■ Exercise requirements: Look through the material and copy each line holding "this".

**** Material

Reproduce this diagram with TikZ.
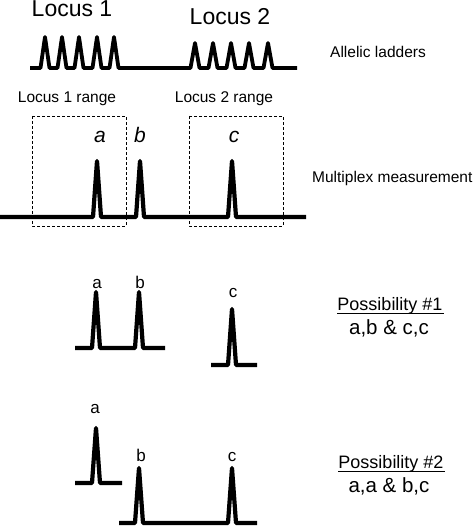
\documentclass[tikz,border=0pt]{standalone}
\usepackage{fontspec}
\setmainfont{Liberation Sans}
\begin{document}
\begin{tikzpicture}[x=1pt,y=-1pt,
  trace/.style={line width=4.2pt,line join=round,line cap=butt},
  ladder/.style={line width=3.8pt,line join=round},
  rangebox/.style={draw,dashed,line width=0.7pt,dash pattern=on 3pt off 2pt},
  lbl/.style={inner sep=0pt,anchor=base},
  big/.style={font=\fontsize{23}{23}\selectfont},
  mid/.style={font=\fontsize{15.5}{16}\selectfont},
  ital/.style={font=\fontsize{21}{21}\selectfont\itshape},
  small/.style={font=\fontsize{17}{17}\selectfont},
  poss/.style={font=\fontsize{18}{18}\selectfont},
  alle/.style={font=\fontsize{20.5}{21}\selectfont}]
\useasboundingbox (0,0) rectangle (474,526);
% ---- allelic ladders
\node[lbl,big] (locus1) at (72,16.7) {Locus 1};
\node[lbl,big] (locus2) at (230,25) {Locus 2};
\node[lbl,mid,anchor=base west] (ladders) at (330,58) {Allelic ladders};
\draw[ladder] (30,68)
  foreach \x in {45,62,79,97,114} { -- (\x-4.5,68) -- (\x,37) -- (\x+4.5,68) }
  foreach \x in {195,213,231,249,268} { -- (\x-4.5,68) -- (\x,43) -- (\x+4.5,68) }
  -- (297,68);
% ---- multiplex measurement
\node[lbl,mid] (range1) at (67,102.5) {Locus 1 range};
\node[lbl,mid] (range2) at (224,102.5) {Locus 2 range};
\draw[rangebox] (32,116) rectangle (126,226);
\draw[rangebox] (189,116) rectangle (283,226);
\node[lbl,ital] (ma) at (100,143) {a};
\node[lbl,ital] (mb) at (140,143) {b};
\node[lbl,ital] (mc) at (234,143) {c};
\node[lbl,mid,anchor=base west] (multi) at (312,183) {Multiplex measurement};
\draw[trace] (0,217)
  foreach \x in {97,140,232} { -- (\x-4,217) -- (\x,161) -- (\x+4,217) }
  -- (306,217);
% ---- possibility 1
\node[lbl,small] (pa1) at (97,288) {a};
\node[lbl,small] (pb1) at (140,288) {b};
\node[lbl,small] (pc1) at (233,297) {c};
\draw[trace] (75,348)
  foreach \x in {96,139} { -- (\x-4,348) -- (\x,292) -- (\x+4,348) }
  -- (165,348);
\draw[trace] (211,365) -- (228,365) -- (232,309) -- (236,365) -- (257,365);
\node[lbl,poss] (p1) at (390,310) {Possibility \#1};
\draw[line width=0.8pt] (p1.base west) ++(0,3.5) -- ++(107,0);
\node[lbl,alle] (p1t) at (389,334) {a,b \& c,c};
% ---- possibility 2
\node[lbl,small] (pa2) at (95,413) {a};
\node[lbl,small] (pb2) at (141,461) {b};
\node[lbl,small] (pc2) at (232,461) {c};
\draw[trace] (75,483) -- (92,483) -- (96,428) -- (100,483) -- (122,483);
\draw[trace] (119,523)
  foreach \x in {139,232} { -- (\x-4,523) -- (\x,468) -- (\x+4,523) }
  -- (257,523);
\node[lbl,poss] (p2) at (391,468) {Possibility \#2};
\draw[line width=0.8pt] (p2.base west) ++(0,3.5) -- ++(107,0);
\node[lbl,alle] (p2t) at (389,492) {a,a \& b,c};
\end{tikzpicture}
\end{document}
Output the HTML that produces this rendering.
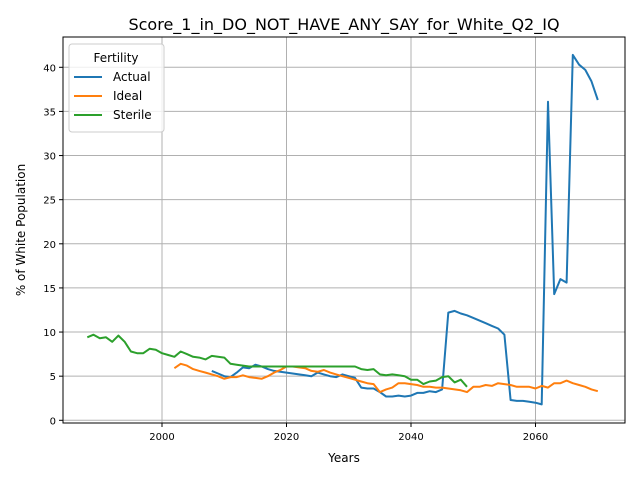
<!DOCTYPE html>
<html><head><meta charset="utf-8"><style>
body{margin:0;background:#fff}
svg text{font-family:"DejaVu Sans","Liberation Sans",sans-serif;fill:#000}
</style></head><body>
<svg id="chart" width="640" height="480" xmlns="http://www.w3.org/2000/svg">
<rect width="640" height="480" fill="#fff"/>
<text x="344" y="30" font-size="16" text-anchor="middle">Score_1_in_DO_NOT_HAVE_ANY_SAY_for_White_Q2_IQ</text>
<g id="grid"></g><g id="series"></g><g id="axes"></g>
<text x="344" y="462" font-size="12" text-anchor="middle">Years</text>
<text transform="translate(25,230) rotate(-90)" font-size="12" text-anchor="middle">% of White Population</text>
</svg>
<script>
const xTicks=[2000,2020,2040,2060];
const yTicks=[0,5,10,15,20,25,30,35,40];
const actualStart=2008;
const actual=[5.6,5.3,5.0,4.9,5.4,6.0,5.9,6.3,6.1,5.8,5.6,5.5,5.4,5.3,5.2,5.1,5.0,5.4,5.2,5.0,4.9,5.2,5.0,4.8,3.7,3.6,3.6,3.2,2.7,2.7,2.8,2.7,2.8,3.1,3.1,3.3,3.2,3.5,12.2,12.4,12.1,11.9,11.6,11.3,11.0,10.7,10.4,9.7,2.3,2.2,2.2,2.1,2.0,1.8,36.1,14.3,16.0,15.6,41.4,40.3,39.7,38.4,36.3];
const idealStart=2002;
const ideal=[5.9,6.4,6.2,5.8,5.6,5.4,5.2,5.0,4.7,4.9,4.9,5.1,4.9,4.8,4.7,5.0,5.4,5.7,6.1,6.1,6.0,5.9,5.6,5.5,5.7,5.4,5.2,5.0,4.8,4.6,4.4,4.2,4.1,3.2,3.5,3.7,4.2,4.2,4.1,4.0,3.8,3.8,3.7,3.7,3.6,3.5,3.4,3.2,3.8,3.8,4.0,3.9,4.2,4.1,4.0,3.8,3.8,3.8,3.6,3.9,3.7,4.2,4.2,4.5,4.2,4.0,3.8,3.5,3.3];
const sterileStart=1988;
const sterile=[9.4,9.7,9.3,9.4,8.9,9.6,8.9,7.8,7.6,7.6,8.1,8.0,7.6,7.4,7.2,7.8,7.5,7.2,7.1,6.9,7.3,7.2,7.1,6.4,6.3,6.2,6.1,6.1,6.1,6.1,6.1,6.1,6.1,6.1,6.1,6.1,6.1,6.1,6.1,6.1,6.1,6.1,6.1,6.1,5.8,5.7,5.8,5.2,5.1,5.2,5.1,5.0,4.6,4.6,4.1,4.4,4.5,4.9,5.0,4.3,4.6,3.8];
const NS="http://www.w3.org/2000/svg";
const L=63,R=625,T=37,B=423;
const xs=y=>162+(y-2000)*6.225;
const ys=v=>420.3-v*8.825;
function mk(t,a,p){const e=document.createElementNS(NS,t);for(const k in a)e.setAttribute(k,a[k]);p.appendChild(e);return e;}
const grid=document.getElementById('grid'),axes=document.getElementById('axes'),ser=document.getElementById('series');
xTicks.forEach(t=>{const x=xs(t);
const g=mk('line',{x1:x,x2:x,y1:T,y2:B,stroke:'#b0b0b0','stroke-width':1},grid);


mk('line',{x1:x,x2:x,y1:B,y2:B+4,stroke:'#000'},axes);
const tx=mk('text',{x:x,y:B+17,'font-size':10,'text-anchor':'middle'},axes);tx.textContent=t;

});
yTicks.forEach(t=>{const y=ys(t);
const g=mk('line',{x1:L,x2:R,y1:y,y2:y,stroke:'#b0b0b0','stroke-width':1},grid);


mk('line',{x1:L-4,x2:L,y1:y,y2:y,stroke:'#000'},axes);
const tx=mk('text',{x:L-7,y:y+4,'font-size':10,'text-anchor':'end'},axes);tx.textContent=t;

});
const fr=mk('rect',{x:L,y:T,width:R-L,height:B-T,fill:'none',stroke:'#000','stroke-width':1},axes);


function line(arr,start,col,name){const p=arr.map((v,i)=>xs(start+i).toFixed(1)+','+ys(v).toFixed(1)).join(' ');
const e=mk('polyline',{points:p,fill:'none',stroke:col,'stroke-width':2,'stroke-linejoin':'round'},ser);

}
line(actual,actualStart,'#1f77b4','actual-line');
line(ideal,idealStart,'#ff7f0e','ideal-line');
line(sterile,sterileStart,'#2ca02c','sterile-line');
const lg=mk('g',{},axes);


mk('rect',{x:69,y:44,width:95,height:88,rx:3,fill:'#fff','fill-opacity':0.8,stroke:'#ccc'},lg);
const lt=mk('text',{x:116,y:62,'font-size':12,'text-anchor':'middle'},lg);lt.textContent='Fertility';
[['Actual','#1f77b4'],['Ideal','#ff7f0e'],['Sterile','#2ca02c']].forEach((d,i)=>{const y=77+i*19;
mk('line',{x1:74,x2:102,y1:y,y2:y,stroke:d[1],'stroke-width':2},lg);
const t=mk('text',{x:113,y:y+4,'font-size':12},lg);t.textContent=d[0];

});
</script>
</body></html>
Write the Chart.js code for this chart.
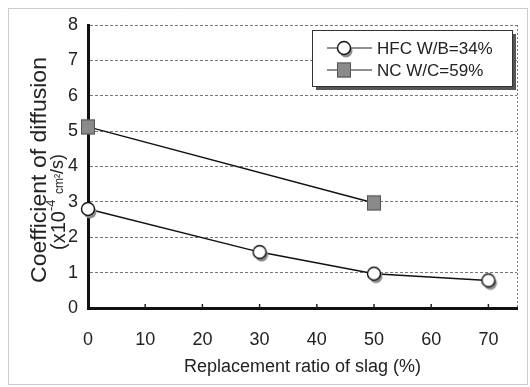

********

■ Finished answer:
Reproduce this diagram with TikZ.
Output the HTML that produces this rendering.
Write the Chart.js code for this chart.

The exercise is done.